Der FC Bayern München wollte mit Niko Kovac einen Kulturwandel in Gang setzen. Statt eines altgedienten Titeljägers holte der Rekordmeister im Sommer 2018 einen jungen, hungrigen Trainernovizen. Nun ist das Experiment krachend gescheitert.

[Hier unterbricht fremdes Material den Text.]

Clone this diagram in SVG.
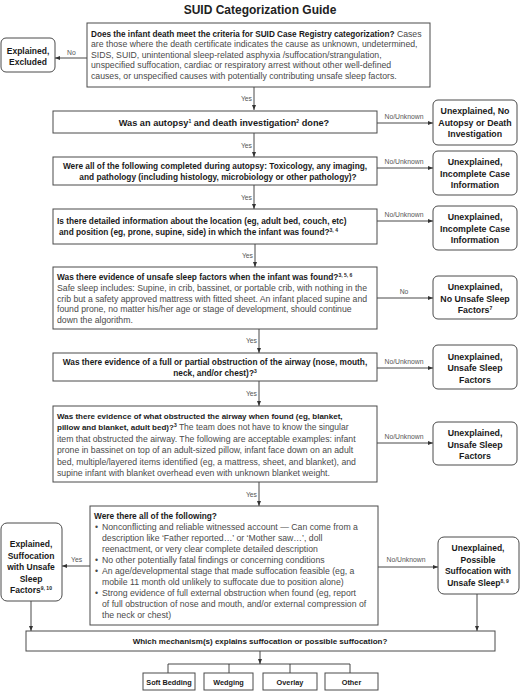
<svg xmlns="http://www.w3.org/2000/svg" width="520" height="691" viewBox="0 0 520 691">
<defs>
<marker id="ah" markerWidth="6" markerHeight="6" refX="5" refY="3" orient="auto" markerUnits="userSpaceOnUse">
<path d="M0,1 L5,3 L0,5 Z" fill="#333"/>
</marker>
<style>
text{font-family:"Liberation Sans",Arial,sans-serif;}
.t{font-size:12px;font-weight:bold;fill:#222;text-anchor:middle;}
.b{font-size:8.3px;font-weight:bold;fill:#1a1a1a;}
.r{font-size:8.7px;fill:#4a4a4a;}
.rf{font-weight:normal;fill:#4a4a4a;font-size:8.7px;}
.c{text-anchor:middle;}
.rb{font-size:8.8px;font-weight:bold;fill:#1a1a1a;text-anchor:middle;}
.rs{font-size:8.5px;}
.lbl{font-size:6.8px;fill:#555;}
.box{fill:#fff;stroke:#4a4a4a;stroke-width:1;}
.rbox{fill:#fff;stroke:#4a4a4a;stroke-width:1;}
.ln{fill:none;stroke:#333;stroke-width:0.9;}
.sup{font-size:5px;}
.m{font-size:7.3px;}
</style>
</defs>
<rect width="520" height="691" fill="#fff"/>
<text class="t" x="260" y="14">SUID Categorization Guide</text>

<g id="connectors">
<line class="ln" x1="87" y1="58" x2="55" y2="58" marker-end="url(#ah)"/>
<text class="lbl" x="67" y="55">No</text>
<line class="ln" x1="254" y1="87" x2="254" y2="110" marker-end="url(#ah)"/>
<text class="lbl" x="252" y="101" text-anchor="end">Yes</text>
<line class="ln" x1="377" y1="123" x2="433" y2="123" marker-end="url(#ah)"/>
<text class="lbl c" x="404" y="119">No/Unknown</text>
<line class="ln" x1="254" y1="133" x2="254" y2="157" marker-end="url(#ah)"/>
<text class="lbl" x="252" y="148" text-anchor="end">Yes</text>
<line class="ln" x1="377" y1="168" x2="433" y2="168" marker-end="url(#ah)"/>
<text class="lbl c" x="404" y="164">No/Unknown</text>
<line class="ln" x1="254" y1="185" x2="254" y2="209" marker-end="url(#ah)"/>
<text class="lbl" x="252" y="200" text-anchor="end">Yes</text>
<line class="ln" x1="377" y1="221" x2="433" y2="221" marker-end="url(#ah)"/>
<text class="lbl c" x="404" y="217">No/Unknown</text>
<line class="ln" x1="255" y1="244" x2="255" y2="267" marker-end="url(#ah)"/>
<text class="lbl" x="253" y="258" text-anchor="end">Yes</text>
<line class="ln" x1="377" y1="298" x2="433" y2="298" marker-end="url(#ah)"/>
<text class="lbl c" x="404" y="294">No</text>
<line class="ln" x1="259" y1="329" x2="259" y2="353" marker-end="url(#ah)"/>
<text class="lbl" x="257" y="343" text-anchor="end">Yes</text>
<line class="ln" x1="377" y1="368" x2="433" y2="368" marker-end="url(#ah)"/>
<text class="lbl c" x="404" y="364">No/Unknown</text>
<line class="ln" x1="259" y1="381" x2="259" y2="406" marker-end="url(#ah)"/>
<text class="lbl" x="257" y="396" text-anchor="end">Yes</text>
<line class="ln" x1="377" y1="443" x2="433" y2="443" marker-end="url(#ah)"/>
<text class="lbl c" x="404" y="439">No/Unknown</text>
<line class="ln" x1="259" y1="482" x2="259" y2="506" marker-end="url(#ah)"/>
<text class="lbl" x="257" y="497" text-anchor="end">Yes</text>
<line class="ln" x1="90" y1="566" x2="62" y2="566" marker-end="url(#ah)"/>
<text class="lbl" x="71" y="562">Yes</text>
<line class="ln" x1="378" y1="567" x2="438" y2="567" marker-end="url(#ah)"/>
<text class="lbl c" x="406" y="562">No/Unknown</text>
<line class="ln" x1="31" y1="601" x2="31" y2="631" marker-end="url(#ah)"/>
<line class="ln" x1="477" y1="594" x2="477" y2="631" marker-end="url(#ah)"/>
<line class="ln" x1="260" y1="651" x2="260" y2="664" marker-end="url(#ah)"/>
<path class="ln" d="M168,673 V664 H350 V673 M229,664 V673 M290,664 V673"/>
</g>

<g id="n-criteria">
<rect class="box" x="87" y="23" width="343" height="64"/>
<text class="b" x="91" y="36.5" style="font-size:8.2px">Does the infant death meet the criteria for SUID Case Registry categorization?<tspan class="rf"> Cases</tspan></text>
<text class="r" x="91" y="47">are those where the death certificate indicates the cause as unknown, undetermined,</text>
<text class="r" x="91" y="57.5">SIDS, SUID, unintentional sleep-related asphyxia /suffocation/strangulation,</text>
<text class="r" x="91" y="68">unspecified suffocation, cardiac or respiratory arrest without other well-defined</text>
<text class="r" x="91" y="78.5">causes, or unspecified causes with potentially contributing unsafe sleep factors.</text>
</g>

<g id="n-excluded">
<rect class="rbox" x="1" y="38" width="54" height="34" rx="5"/>
<text class="rb rs" x="28" y="54">Explained,</text>
<text class="rb rs" x="28" y="64.5">Excluded</text>
</g>

<g id="n-autopsy">
<rect class="box" x="53" y="111" width="324" height="22"/>
<text class="b c" x="224" y="125.5" style="font-size:9.2px">Was an autopsy<tspan class="sup" dy="-3">1</tspan><tspan dy="3"> and death investigation</tspan><tspan class="sup" dy="-3">2</tspan><tspan dy="3"> done?</tspan></text>
</g>

<g id="n-noautopsy">
<rect class="rbox" x="433" y="100" width="84" height="45" rx="5"/>
<text class="rb" x="475" y="114">Unexplained, No</text>
<text class="rb" x="475" y="125.5">Autopsy or Death</text>
<text class="rb" x="475" y="137">Investigation</text>
</g>

<g id="n-completed">
<rect class="box" x="53" y="157" width="324" height="28"/>
<text class="b c" x="215" y="168.5">Were all of the following completed during autopsy: Toxicology, any imaging,</text>
<text class="b c" x="218" y="179.5">and pathology (including histology, microbiology or other pathology)?</text>
</g>

<g id="n-incomplete1">
<rect class="rbox" x="433" y="151" width="84" height="44" rx="5"/>
<text class="rb" x="475" y="165">Unexplained,</text>
<text class="rb" x="475" y="176.5">Incomplete Case</text>
<text class="rb" x="475" y="188">Information</text>
</g>

<g id="n-location">
<rect class="box" x="53" y="209" width="324" height="35"/>
<text class="b" x="57" y="223.5">Is there detailed information about the location (eg, adult bed, couch, etc)</text>
<text class="b" x="59" y="235">and position (eg, prone, supine, side) in which the infant was found?<tspan class="sup" dy="-3">3, 4</tspan></text>
</g>

<g id="n-incomplete2">
<rect class="rbox" x="433" y="206" width="84" height="44" rx="5"/>
<text class="rb" x="475" y="220">Unexplained,</text>
<text class="rb" x="475" y="231.5">Incomplete Case</text>
<text class="rb" x="475" y="243">Information</text>
</g>

<g id="n-unsafe">
<rect class="box" x="53" y="267" width="324" height="62"/>
<text class="b" x="57" y="280">Was there evidence of unsafe sleep factors when the infant was found?<tspan class="sup" dy="-3">3, 5, 6</tspan></text>
<text class="r" x="57" y="291">Safe sleep includes: Supine, in crib, bassinet, or portable crib, with nothing in the</text>
<text class="r" x="57" y="301.5">crib but a safety approved mattress with fitted sheet. An infant placed supine and</text>
<text class="r" x="57" y="312">found prone, no matter his/her age or stage of development, should continue</text>
<text class="r" x="57" y="322.5">down the algorithm.</text>
</g>

<g id="n-nounsafe">
<rect class="rbox" x="433" y="276" width="84" height="43" rx="5"/>
<text class="rb" x="475" y="290">Unexplained,</text>
<text class="rb" x="475" y="301.5">No Unsafe Sleep</text>
<text class="rb" x="475" y="313">Factors<tspan class="sup" dy="-3">7</tspan></text>
</g>

<g id="n-obstruction">
<rect class="box" x="53" y="353" width="324" height="28"/>
<text class="b c" x="215" y="365">Was there evidence of a full or partial obstruction of the airway (nose, mouth,</text>
<text class="b c" x="215" y="376">neck, and/or chest)?<tspan class="sup" dy="-3">3</tspan></text>
</g>

<g id="n-unsafe1">
<rect class="rbox" x="433" y="345" width="84" height="44" rx="5"/>
<text class="rb" x="475" y="359.5">Unexplained,</text>
<text class="rb" x="475" y="371">Unsafe Sleep</text>
<text class="rb" x="475" y="382.5">Factors</text>
</g>

<g id="n-what">
<rect class="box" x="53" y="406" width="324" height="76"/>
<text class="b" x="57" y="419" style="font-size:8px">Was there evidence of what obstructed the airway when found (eg, blanket,</text>
<text class="b" x="57" y="430.4" style="font-size:8px">pillow and blanket, adult bed)?<tspan class="sup" dy="-3">3</tspan><tspan class="rf" dy="3" style="font-size:8.5px"> The team does not have to know the singular</tspan></text>
<text class="r" x="57" y="441.8">item that obstructed the airway. The following are acceptable examples: infant</text>
<text class="r" x="57" y="453.2">prone in bassinet on top of an adult-sized pillow, infant face down on an adult</text>
<text class="r" x="57" y="464.6">bed, multiple/layered items identified (eg, a mattress, sheet, and blanket), and</text>
<text class="r" x="57" y="476">supine infant with blanket overhead even with unknown blanket weight.</text>
</g>

<g id="n-unsafe2">
<rect class="rbox" x="433" y="422" width="84" height="43" rx="5"/>
<text class="rb" x="475" y="436">Unexplained,</text>
<text class="rb" x="475" y="447.5">Unsafe Sleep</text>
<text class="rb" x="475" y="459">Factors</text>
</g>

<g id="n-allfollowing">
<rect class="box" x="90" y="506" width="288" height="119"/>
<text class="b" x="94" y="518.5">Were there all of the following?</text>
<text class="r" x="95" y="529.6">•</text><text class="r" x="102" y="529.6">Nonconflicting and reliable witnessed account — Can come from a</text>
<text class="r" x="102" y="540.7">description like ‘Father reported…’ or ‘Mother saw…’, doll</text>
<text class="r" x="102" y="551.8">reenactment, or very clear complete detailed description</text>
<text class="r" x="95" y="562.9">•</text><text class="r" x="102" y="562.9">No other potentially fatal findings or concerning conditions</text>
<text class="r" x="95" y="574">•</text><text class="r" x="102" y="574">An age/developmental stage that made suffocation feasible (eg, a</text>
<text class="r" x="102" y="585.1">mobile 11 month old unlikely to suffocate due to position alone)</text>
<text class="r" x="95" y="596.2">•</text><text class="r" x="102" y="596.2">Strong evidence of full external obstruction when found (eg, report</text>
<text class="r" x="102" y="607.3">of full obstruction of nose and mouth, and/or external compression of</text>
<text class="r" x="102" y="618.4">the neck or chest)</text>
</g>

<g id="n-explained">
<rect class="rbox" x="1" y="523" width="61" height="78" rx="6"/>
<text class="rb rs" x="31" y="547">Explained,</text>
<text class="rb rs" x="31" y="558.5">Suffocation</text>
<text class="rb rs" x="31" y="570">with Unsafe</text>
<text class="rb rs" x="31" y="581.5">Sleep</text>
<text class="rb rs" x="31" y="593">Factors<tspan class="sup" dy="-3">9, 10</tspan></text>
</g>

<g id="n-possible">
<rect class="rbox" x="438" y="537" width="81" height="57" rx="6"/>
<text class="rb rs" x="478" y="551">Unexplained,</text>
<text class="rb rs" x="478" y="562.5">Possible</text>
<text class="rb rs" x="478" y="574">Suffocation with</text>
<text class="rb rs" x="478" y="585.5">Unsafe Sleep<tspan class="sup" dy="-3">8, 9</tspan></text>
</g>

<g id="n-mechanism">
<rect class="box" x="26" y="631" width="469" height="20"/>
<text class="b c" x="260" y="644" style="font-size:8px">Which mechanism(s) explains suffocation or possible suffocation?</text>
</g>

<g id="n-softbedding">
<rect class="box" x="143" y="673" width="52" height="17"/>
<text class="b c m" x="169" y="684.5">Soft Bedding</text>
</g>
<g id="n-wedging">
<rect class="box" x="204" y="673" width="49" height="17"/>
<text class="b c m" x="228.5" y="684.5">Wedging</text>
</g>
<g id="n-overlay">
<rect class="box" x="263" y="673" width="54" height="17"/>
<text class="b c m" x="290" y="684.5">Overlay</text>
</g>
<g id="n-other">
<rect class="box" x="325" y="673" width="53" height="17"/>
<text class="b c m" x="351.5" y="684.5">Other</text>
</g>
</svg>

Als der FC Bayern im Sommer 2018 Niko Kovac als neuen Trainer vorstellte, gab es viele Möglichkeiten, diese Personalie zu interpretieren. War es der Versuch der FCB-Bosse einen Kulturwandel in Gang zu setzen: Weg von der Überzeugung, dass nur altgediente Trainerfürsten gut genug für den Rekordmeister sind, hin zum Glauben an junge, innovative Köpfe? War es der kratzbürstige Fußball, mit dem der Berliner ein mittelmäßiges Team in Frankfurt in den Europacup geführt hatte? War es die Was-erlauben-Kovac?-Mopsigkeit von Hoeneß und Rummenigge, weil der Coach die Bayern im DFB-Pokal-Finale mit der Eintracht vorgeführt hatte? Oder doch nur der Mangel an Alternativen, nachdem andere Wunschkandidaten abgesagt hatten?
Es war wohl von allem ein bisschen. Hinter dem Gedanken, das Lizenzteam in die Hände des aufstrebenden Übungsleiters zu geben, stand zweifellos der ernsthafte Wille, Dinge anders zu machen als in der Vergangenheit. Und doch gelang es den Bossen nie so ganz, Niko Kovac bedingungslos zu vertrauen. Das Image des Trainernovizen konnte er an der Säbener Straße jedenfalls nicht abschütteln. Schon in seiner ersten Spielzeit stand seine Demission unmittelbar bevor, als die Münchner daheim einen Vorsprung von 3:1 gegen Fortuna Düsseldorf nicht über die Zeit brachten. Doch Kovac war in der Lage, in extremen Drucksituationen die Nerven zu behalten.
Die Hoffnung auf eine neue Ära bestand
In Pressekonferenzen argumentierte er ruhig und besonnen. Er machte das sehr gut für einen, der das erste Mal auf der Bank eines Weltklubs mit derart überhitztem Medienumfeld saß. Und immer, wenn es spitz auf Knopf stand, konnte er mit Ergebnissen die Situation befrieden. Sei es nach dem 3:3 gegen Fortuna, als sein Team drei Tage später Benfica Lissabon mit 5:1 aus der Allianz Arena fiedelte. Sei es auf der Zielgerade der zurückliegenden Spielzeit, die Kovac als glorreicher Double-Sieger abschloss. Sein cooler Umgang mit dem ständigen Druck nährte die Hoffnung, dass die neue Saison reibungsloser für ihn verlaufen könne. Zumal die Bosse im Sommer seinen Forderungen nachkamen und den Kader mit Top-Spielern auffüllten, die sich – allen voran Lucas Hernández – auch in der Spielphilosophie des Trainers widerspiegelten.
Doch das gute Timing, das ihn in seiner ersten Spielzeit auszeichnete, kam Kovac in den vergangenen Monaten abhanden. Nach den Verletzungen von Hernández und Niklas Süle war sein Team in der Defensive plötzlich blank. Jerome Boateng hat seine besten Tage längst hinter sich. David Alaba spielt seit Monaten mysteriös unter Normalform. Der von Kovac zum Leader ausgerufene Thiago scheint mit der Anführerrolle überfordert. Philippe Coutinho – schon vor seiner Ankunft in München als Mimose verschrien – ist in München noch nicht angekommen. Thomas Müller, der nach seiner Degradierung klar machte, dass er den Klub verlassen wird, wenn sich die Situation nicht ändert.
Warum vergriff er sich ausgerechnet bei Müller im Ton?
Müller ist ein gut vernetzter Veteran, wenn einer wie er sich so klar positioniert, heißt es nichts anderes als: entweder der Trainer oder ich! Dass Kovac dann ausgerechnet in der Causa Müller rhetorisch danebengriff, als er sagte „Wenn Not am Mann sein sollte, wird er mit Sicherheit auch seine Minuten bekommen“ und damit den sakrosankten Weltmeister zum Aushilfskellner herunterstufte, war bereits ein Beweis, wie die sich verschärfende Situation an seinen Nerven nagte. Bis dato hatte es Kovac immer clever vermieden, seine Spieler in schlechtes Licht zu rücken. Und auch bei dieser Äußerung war sicher nicht seine Absicht, Müller zu herabzuwürdigen. Nur an Säbener Straße reagiert die Goldwaage eben meist noch etwas sensibler als anderswo.